──────── DATA SEGMENT ────────

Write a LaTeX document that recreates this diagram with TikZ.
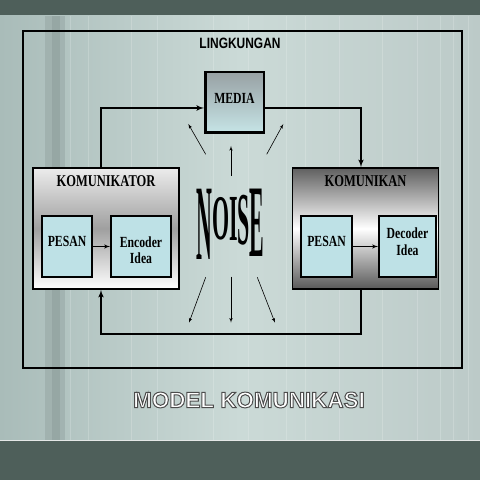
\documentclass[tikz,border=0pt]{standalone}
\usepackage{fontspec}
\setmainfont{Liberation Serif}
\newfontfamily\narrowserif[FakeStretch=0.76]{Liberation Serif}
\newfontfamily\narrowsans[FakeStretch=0.8]{Liberation Sans}
\newfontfamily\widesans{Liberation Sans}
\usetikzlibrary{shapes,arrows}
\definecolor{bandgreen}{HTML}{4E5F5A}
\definecolor{bgleft}{HTML}{A9BCB9}
\definecolor{bgmid}{HTML}{CBDAD7}
\definecolor{bgright}{HTML}{BCCAC8}
\definecolor{boxcyan}{HTML}{BEE1E6}
\definecolor{mediagrey}{HTML}{98A1A4}
\definecolor{mediacyan}{HTML}{C6E4E6}
\newcommand{\outlinetext}[1]{\special{pdf:literal direct 2 Tr 1 w 0.3 0.3 0.3 RG}#1\special{pdf:literal direct 0 Tr}}
\newcommand{\twolines}[3]{\smash{\raisebox{#1}{\parbox[c]{44bp}{\centering #2\\#3}}}}
\tikzstyle{bigbox} = [rectangle, draw, line width=1.8bp, minimum width=146bp, minimum height=121bp]
\tikzstyle{innerbox} = [rectangle, draw, line width=2.4bp, fill=boxcyan, minimum height=60.5bp,
    font=\narrowserif\bfseries\fontsize{15.5}{16.5}\selectfont]
\tikzstyle{boxtitle} = [font=\narrowserif\bfseries\fontsize{16.5}{18}\selectfont]
\tikzstyle{line} = [draw, line width=1.6bp, -latex']
\tikzstyle{noisearrow} = [draw, line width=0.6bp, -latex']

\begin{document}
\begin{tikzpicture}[x=1bp, y=1bp, auto]
    % background
    \useasboundingbox (0,0) rectangle (480,480);
    \fill[bandgreen] (0,0) rectangle (480,480);
    \shade[left color=bgleft, right color=bgright, middle color=bgmid] (0,40) rectangle (480,464);
    \fill[bgleft!80!black, opacity=0.35] (45,40) rectangle (65,464);
    \fill[bgleft!70!black, opacity=0.25] (52,40) rectangle (60,464);
    \foreach \sx in {70,88,131,157,213,248,286,305,339,382,417,440,453,468}
        \draw[white, opacity=0.18, line width=0.8bp] (\sx,40) -- (\sx,464);
    \draw[white!85!bandgreen, line width=0.8bp] (0,40) -- (480,40);
    \draw[line width=2.6bp] (23,112) rectangle (462,449);

    % Place nodes
    \node[font=\narrowsans\bfseries\fontsize{15}{17}\selectfont] (lingkungan) at (240,437) {LINGKUNGAN};
    \node[rectangle, draw, line width=2.5bp, minimum width=58.5bp, minimum height=60.5bp,
        shading angle=135, top color=mediagrey, bottom color=mediacyan, text depth=9bp,
        font=\narrowserif\bfseries\fontsize{15.5}{17.5}\selectfont] (media) at (234.5,377.5) {MEDIA};
    \node[bigbox, top color=gray!15, bottom color=white, middle color=gray!75] (komunikator) at (106,251.5) {};
    \node[bigbox, right of=komunikator, node distance=259.5bp,
        top color=gray!75!black, bottom color=gray!70!black, middle color=white] (komunikan) {};
    \node[boxtitle, above of=komunikator, node distance=47.5bp] (komunikatortitle) {KOMUNIKATOR};
    \node[boxtitle, above of=komunikan, node distance=47.5bp] (komunikantitle) {KOMUNIKAN};
    \node[innerbox, minimum width=49.5bp, text depth=10bp] (pesana) at (67,233.5) {PESAN};
    \node[innerbox, minimum width=59.5bp, right of=pesana, node distance=74bp] (encoder) {\twolines{-7.4bp}{Encoder}{Idea}};
    \node[innerbox, minimum width=50.5bp, text depth=10bp] (pesanb) at (326.5,233.5) {PESAN};
    \node[innerbox, minimum width=56.5bp, right of=pesanb, node distance=81bp] (decoder) {\twolines{1.1bp}{Decoder}{Idea}};
    \node[font=\bfseries\fontsize{22}{22}\selectfont, inner sep=0pt] (noise) at (230.5,256)
        {\raisebox{-20bp}{\scalebox{1}[4.9]{N}}\raisebox{0bp}{\scalebox{1}[2.9]{O}}\raisebox{-1.7bp}{\scalebox{1}[3.0]{I}}\raisebox{-5bp}{\scalebox{1}[3.4]{S}}\raisebox{-17bp}{\scalebox{1}[4.7]{E}}};
    \node[font=\widesans\bfseries\fontsize{22.5}{24}\selectfont, text=white] (judul) at (249,80)
        {\outlinetext{MODEL KOMUNIKASI}};

    % noise arrows
    \foreach \i/\sx/\sy/\ex/\ey in {ul/205.7/325.7/188.3/356, up/231/304/231/334, ur/266.7/325.7/283.3/356,
                                   dl/205.7/202.7/189/157.3, dn/231/203.3/231/157.3, dr/257.3/202.7/275/157.3} {
        \coordinate (ns\i) at (\sx,\sy);
        \coordinate (ne\i) at (\ex,\ey);
        \path[noisearrow] (ns\i) -- (ne\i);
    }

    % Draw edges
    \path [line] ([xshift=-5bp]komunikator.north) |- ([yshift=-5.5bp]media.west);
    \path [line] ([yshift=-5.5bp]media.east) -| ([xshift=-4.5bp]komunikan.north);
    \path [line] ([xshift=-4.5bp]komunikan.south) -- ++(0,-44) -| ([xshift=-5bp]komunikator.south);
    \path [line, line width=1bp] (pesana) -- (encoder);
    \path [line, line width=1bp] (pesanb) -- (decoder);

\end{tikzpicture}
\end{document}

────────

* WHAT YOU HAVE TO DO
Copy the data word for word. Pictures do not go in the copy.

* RESPONSE
Write a LaTeX document that recreates this diagram with TikZ.
\documentclass[tikz,border=0pt]{standalone}
\usepackage{fontspec}
\setmainfont{Liberation Serif}
\newfontfamily\narrowserif[FakeStretch=0.76]{Liberation Serif}
\newfontfamily\narrowsans[FakeStretch=0.8]{Liberation Sans}
\newfontfamily\widesans{Liberation Sans}
\usetikzlibrary{shapes,arrows}
\definecolor{bandgreen}{HTML}{4E5F5A}
\definecolor{bgleft}{HTML}{A9BCB9}
\definecolor{bgmid}{HTML}{CBDAD7}
\definecolor{bgright}{HTML}{BCCAC8}
\definecolor{boxcyan}{HTML}{BEE1E6}
\definecolor{mediagrey}{HTML}{98A1A4}
\definecolor{mediacyan}{HTML}{C6E4E6}
\newcommand{\outlinetext}[1]{\special{pdf:literal direct 2 Tr 1 w 0.3 0.3 0.3 RG}#1\special{pdf:literal direct 0 Tr}}
\newcommand{\twolines}[3]{\smash{\raisebox{#1}{\parbox[c]{44bp}{\centering #2\\#3}}}}
\tikzstyle{bigbox} = [rectangle, draw, line width=1.8bp, minimum width=146bp, minimum height=121bp]
\tikzstyle{innerbox} = [rectangle, draw, line width=2.4bp, fill=boxcyan, minimum height=60.5bp,
    font=\narrowserif\bfseries\fontsize{15.5}{16.5}\selectfont]
\tikzstyle{boxtitle} = [font=\narrowserif\bfseries\fontsize{16.5}{18}\selectfont]
\tikzstyle{line} = [draw, line width=1.6bp, -latex']
\tikzstyle{noisearrow} = [draw, line width=0.6bp, -latex']

\begin{document}
\begin{tikzpicture}[x=1bp, y=1bp, auto]
    % background
    \useasboundingbox (0,0) rectangle (480,480);
    \fill[bandgreen] (0,0) rectangle (480,480);
    \shade[left color=bgleft, right color=bgright, middle color=bgmid] (0,40) rectangle (480,464);
    \fill[bgleft!80!black, opacity=0.35] (45,40) rectangle (65,464);
    \fill[bgleft!70!black, opacity=0.25] (52,40) rectangle (60,464);
    \foreach \sx in {70,88,131,157,213,248,286,305,339,382,417,440,453,468}
        \draw[white, opacity=0.18, line width=0.8bp] (\sx,40) -- (\sx,464);
    \draw[white!85!bandgreen, line width=0.8bp] (0,40) -- (480,40);
    \draw[line width=2.6bp] (23,112) rectangle (462,449);

    % Place nodes
    \node[font=\narrowsans\bfseries\fontsize{15}{17}\selectfont] (lingkungan) at (240,437) {LINGKUNGAN};
    \node[rectangle, draw, line width=2.5bp, minimum width=58.5bp, minimum height=60.5bp,
        shading angle=135, top color=mediagrey, bottom color=mediacyan, text depth=9bp,
        font=\narrowserif\bfseries\fontsize{15.5}{17.5}\selectfont] (media) at (234.5,377.5) {MEDIA};
    \node[bigbox, top color=gray!15, bottom color=white, middle color=gray!75] (komunikator) at (106,251.5) {};
    \node[bigbox, right of=komunikator, node distance=259.5bp,
        top color=gray!75!black, bottom color=gray!70!black, middle color=white] (komunikan) {};
    \node[boxtitle, above of=komunikator, node distance=47.5bp] (komunikatortitle) {KOMUNIKATOR};
    \node[boxtitle, above of=komunikan, node distance=47.5bp] (komunikantitle) {KOMUNIKAN};
    \node[innerbox, minimum width=49.5bp, text depth=10bp] (pesana) at (67,233.5) {PESAN};
    \node[innerbox, minimum width=59.5bp, right of=pesana, node distance=74bp] (encoder) {\twolines{-7.4bp}{Encoder}{Idea}};
    \node[innerbox, minimum width=50.5bp, text depth=10bp] (pesanb) at (326.5,233.5) {PESAN};
    \node[innerbox, minimum width=56.5bp, right of=pesanb, node distance=81bp] (decoder) {\twolines{1.1bp}{Decoder}{Idea}};
    \node[font=\bfseries\fontsize{22}{22}\selectfont, inner sep=0pt] (noise) at (230.5,256)
        {\raisebox{-20bp}{\scalebox{1}[4.9]{N}}\raisebox{0bp}{\scalebox{1}[2.9]{O}}\raisebox{-1.7bp}{\scalebox{1}[3.0]{I}}\raisebox{-5bp}{\scalebox{1}[3.4]{S}}\raisebox{-17bp}{\scalebox{1}[4.7]{E}}};
    \node[font=\widesans\bfseries\fontsize{22.5}{24}\selectfont, text=white] (judul) at (249,80)
        {\outlinetext{MODEL KOMUNIKASI}};

    % noise arrows
    \foreach \i/\sx/\sy/\ex/\ey in {ul/205.7/325.7/188.3/356, up/231/304/231/334, ur/266.7/325.7/283.3/356,
                                   dl/205.7/202.7/189/157.3, dn/231/203.3/231/157.3, dr/257.3/202.7/275/157.3} {
        \coordinate (ns\i) at (\sx,\sy);
        \coordinate (ne\i) at (\ex,\ey);
        \path[noisearrow] (ns\i) -- (ne\i);
    }

    % Draw edges
    \path [line] ([xshift=-5bp]komunikator.north) |- ([yshift=-5.5bp]media.west);
    \path [line] ([yshift=-5.5bp]media.east) -| ([xshift=-4.5bp]komunikan.north);
    \path [line] ([xshift=-4.5bp]komunikan.south) -- ++(0,-44) -| ([xshift=-5bp]komunikator.south);
    \path [line, line width=1bp] (pesana) -- (encoder);
    \path [line, line width=1bp] (pesanb) -- (decoder);

\end{tikzpicture}
\end{document}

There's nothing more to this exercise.